About 30 minutes after Coleman's execution, some of his victims' relatives began filing into the media briefing room, one after another in a seemingly endless procession of pain. In all, 28 people from three states gathered uncomfortably behind a prison lectern, united forever by the deadly swath Coleman carved into their lives.

"It's over, and I'm glad," said Juanita Wheat of Kenosha, Wisconsin, whose 9-year-old daughter, Vernita, was the first of Coleman's eight victims. "Thank God Almighty we can get justice and peace."

The Last Execution

Ohio's last execution was more than two years ago when a gasping, struggling Dennis McGuire was put to death on Jan. 16, 2014.

It was the most troubling execution I ever witnessed. McGuire did not go easily.

Things appeared to be going as planned until about five minutes after the chemical cocktail began flowing into his veins. The state was using a two-drug combination that had never previously been used in the U.S. Suddenly, he began to gasp and appeared to choke. A minute later, he gasped so deeply that his stomach heaved up and down.

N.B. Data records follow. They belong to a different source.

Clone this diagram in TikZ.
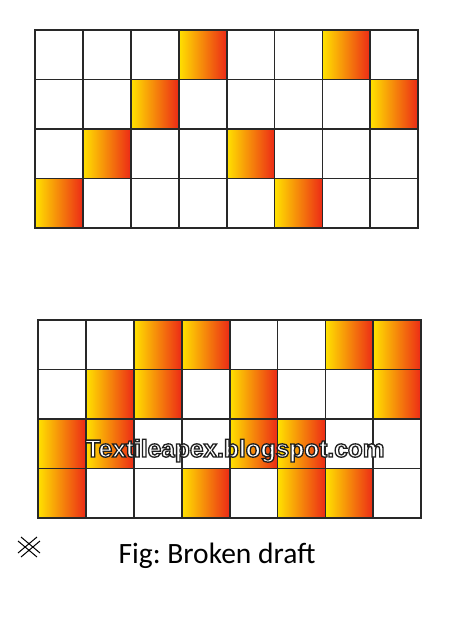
\documentclass[tikz,border=0pt]{standalone}
\usepackage{fontspec}
\setmainfont{Carlito}
\newfontfamily\markfont{Liberation Sans}
\usetikzlibrary{positioning}

\definecolor{draftyellow}{RGB}{255,226,0}
\definecolor{draftorange}{RGB}{249,148,24}
\definecolor{draftred}{RGB}{236,42,22}
\definecolor{gridline}{RGB}{40,40,40}

% outlined letters: fill and stroke the glyphs
\newcommand{\outlined}[1]{\special{pdf:literal direct 2 Tr 1.3 w 0.12 G}#1\special{pdf:literal direct 0 Tr}}

\begin{document}
\begin{tikzpicture}[x=1pt, y=-1pt,
        cell/.style={draw=gridline, line width=1.8pt},
        lifted/.style={left color=draftyellow, middle color=draftorange, right color=draftred},
        markface/.style={inner sep=0pt, text=white, font=\markfont\bfseries\fontsize{24.5}{24}\selectfont}
    ]
        \useasboundingbox[fill=white] (0,0) rectangle (450,618);

        % upper draft
        \foreach \r/\c in {1/4,1/7,2/3,2/8,3/2,3/5,4/1,4/6}
            \shade[lifted] ({35+(\c-1)*47.9},{30+(\r-1)*49.5}) rectangle ++(47.9,49.5);
        \foreach \r in {1,...,4}
            \foreach \c in {1,...,8}
                \draw[cell] ({35+(\c-1)*47.9},{30+(\r-1)*49.5}) rectangle ++(47.9,49.5);

        % lower draft
        \foreach \r/\c in {1/3,1/4,1/7,1/8,2/2,2/3,2/5,2/8,3/1,3/2,3/5,3/6,4/1,4/4,4/6,4/7}
            \shade[lifted] ({38+(\c-1)*47.9},{320+(\r-1)*49.5}) rectangle ++(47.9,49.5);
        \foreach \r in {1,...,4}
            \foreach \c in {1,...,8}
                \draw[cell] ({38+(\c-1)*47.9},{320+(\r-1)*49.5}) rectangle ++(47.9,49.5);

        % watermark
        \node[markface, anchor=base] (mark) at (235,457) {\outlined{Textileapex.blogspot.com}};

        % caption
        \node[anchor=base, font=\frenchspacing\fontsize{29.5}{29}\selectfont] (caption) at (217,563) {Fig: Broken draft};

        % little cross mark
        \draw[line width=1pt] (18,541) -- (37,557) (21,537) -- (40,553)
                              (18,553) -- (37,537) (21,557) -- (40,541);
    \end{tikzpicture}
\end{document}
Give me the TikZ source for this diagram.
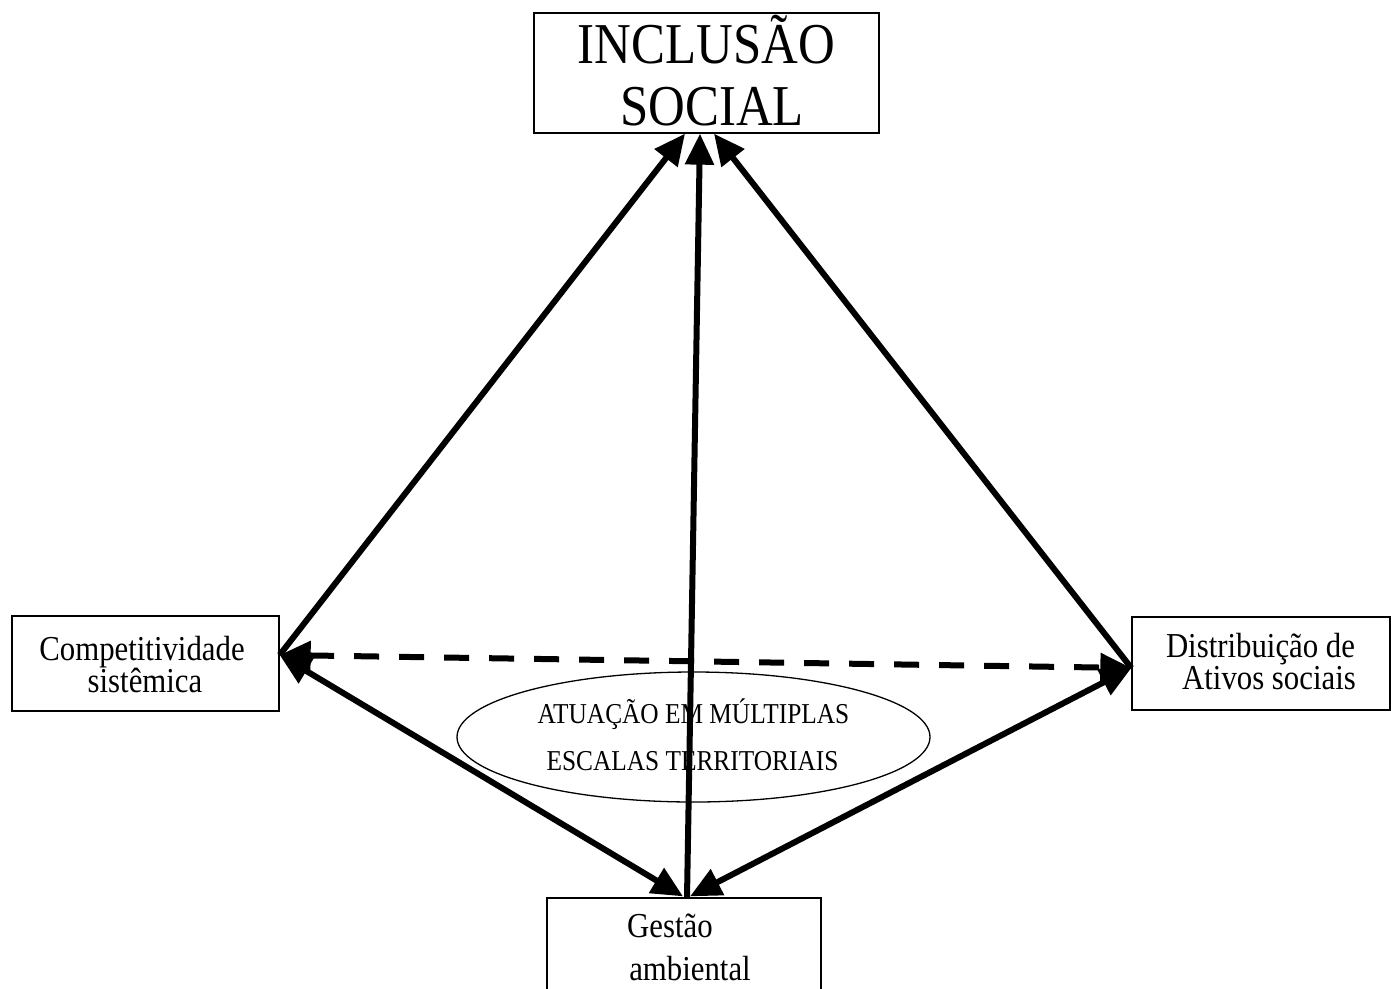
\documentclass[tikz,border=0pt]{standalone}
\usepackage{fontspec}
\setmainfont{Liberation Serif}[FakeStretch=0.88]
\usetikzlibrary{arrows.meta,shapes.geometric}
\tikzset{
  box/.style={draw, line width=1.3pt, inner sep=0pt},
  oval/.style={draw, ellipse, line width=1.3pt, inner sep=0pt},
  txtbig/.style={font=\fontsize{57.8}{62}\selectfont, inner sep=0pt, anchor=base},
  txt/.style={font=\fontsize{35}{32}\selectfont, inner sep=0pt, anchor=base},
  txtsmall/.style={font=\fontsize{28.8}{47}\selectfont, inner sep=0pt, anchor=base},
  link/.style={line width=6pt},
  conn/.style={link, -{Triangle[length=31pt,width=28pt]}},
  both/.style={link, {Triangle[length=31pt,width=28pt]}-{Triangle[length=31pt,width=28pt]}},
  dashboth/.style={both, dash pattern=on 25pt off 20pt}
}
\begin{document}
\begin{tikzpicture}[x=1pt,y=-1pt]
\path[use as bounding box] (0,0) rectangle (1391,988);
\clip (0,0) rectangle (1391,988);
\fill[white] (0,0) rectangle (1391,988);

% boxes
\node[box, minimum width=345pt, minimum height=120pt] (incl) at (706.5,73) {};
\node[box, minimum width=267pt, minimum height=95pt] (comp) at (145.5,663.5) {};
\node[box, minimum width=258pt, minimum height=93pt] (dist) at (1261,663.5) {};
\node[box, minimum width=274pt, minimum height=120pt] (gest) at (684,958) {};
\node[oval, minimum width=473pt, minimum height=130pt] (escal) at (693.5,737) {};

% texts
\node[txtbig] (inclA) at (706.5,63) {INCLUSÃO};
\node[txtbig] (inclB) at (712,125) {SOCIAL};
\node[txt] (compA) at (142,660) {Competitividade};
\node[txt] (compB) at (145,692) {sistêmica};
\node[txt] (distA) at (1260.5,657) {Distribuição de};
\node[txt] (distB) at (1269,689) {Ativos sociais};
\node[txt] (gestA) at (670,937) {Gestão};
\node[txt] (gestB) at (690,980) {ambiental};
\node[txtsmall] (escA) at (693.5,723) {ATUAÇÃO EM MÚLTIPLAS};
\node[txtsmall] (escB) at (692.5,770) {ESCALAS TERRITORIAIS};

% connectors
\draw[conn] ([yshift=8.5pt]comp.east) -- ([xshift=-21.5pt]incl.south);
\draw[conn] ([xshift=3pt]gest.north) -- ([xshift=-6.5pt]incl.south);
\draw[conn] ([yshift=-4.5pt]dist.west) -- ([xshift=7.5pt]incl.south);
\draw[both] ([yshift=8.5pt]comp.east) -- ([xshift=-1pt,yshift=1pt]gest.north);
\draw[both] ([yshift=-4.5pt]dist.west) -- ([xshift=6pt,yshift=1pt]gest.north);
\draw[dashboth] ([yshift=8.5pt]comp.east) -- ([yshift=-4.5pt]dist.west);
\end{tikzpicture}
\end{document}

It continued for nearly 15 minutes. McGuire clenched his fists repeatedly and several times appeared to try to rise up off the table, only to be prevented by the restraints on his chest and arms. His grown son and daughter looked on in horror, sobbing uncontrollably. The family members of Joy Stewart, the pregnant, 22-year-old victim, watched in stunned silence.

"Is this what's supposed to happen?" one whispered.

My own anxiety grew by the minute, as McGuire tried in vain to stay alive.

I found myself wondering if it was too late for prison officials to call it off, to end the death drama playing out on the other side of the glass. There was no way to unring the bell.

"Please die. Just die," I remember thinking, thoughts that still haunt me two years later.

At 10:52 a.m., about 23 minutes after the deadly chemicals began flowing, the curtain was pulled. Unseen, a physician listened for a heartbeat and found none.

In the weeks and months that followed, a controversy swirled about what had happened and why. The state said that an execution took place, as planned. Capital punishment opponents called it torture.

The state abandoned the two-drug combination, but has yet, in the intervening 31 months, come up with a new lethal alternative for the nearly two-dozen scheduled executions. The General Assembly passed a law allowing the state to make anonymous purchases from small "compounding pharmacies" that mix drugs to customer specifications. No Ohio pharmacies were interested in the state's business.

Gov. John Kasich was forced to push back all scheduled executions. The first one, Ronald Phillips, is set for Jan. 12, 2017. The state acknowledges it does not have the lethal injection drugs necessary at this point to carry out Phillips' death sentence.

So for the time being, Ohio is out of the lethal injection business. I will not be making any trips to Lucasville as an execution witness in the near future. Maybe never again.

If there are no more executions, I won't miss Lucasville. Being a witness to death is an important job and the media should always be present. But I won't mind if someone else is watching from here on out.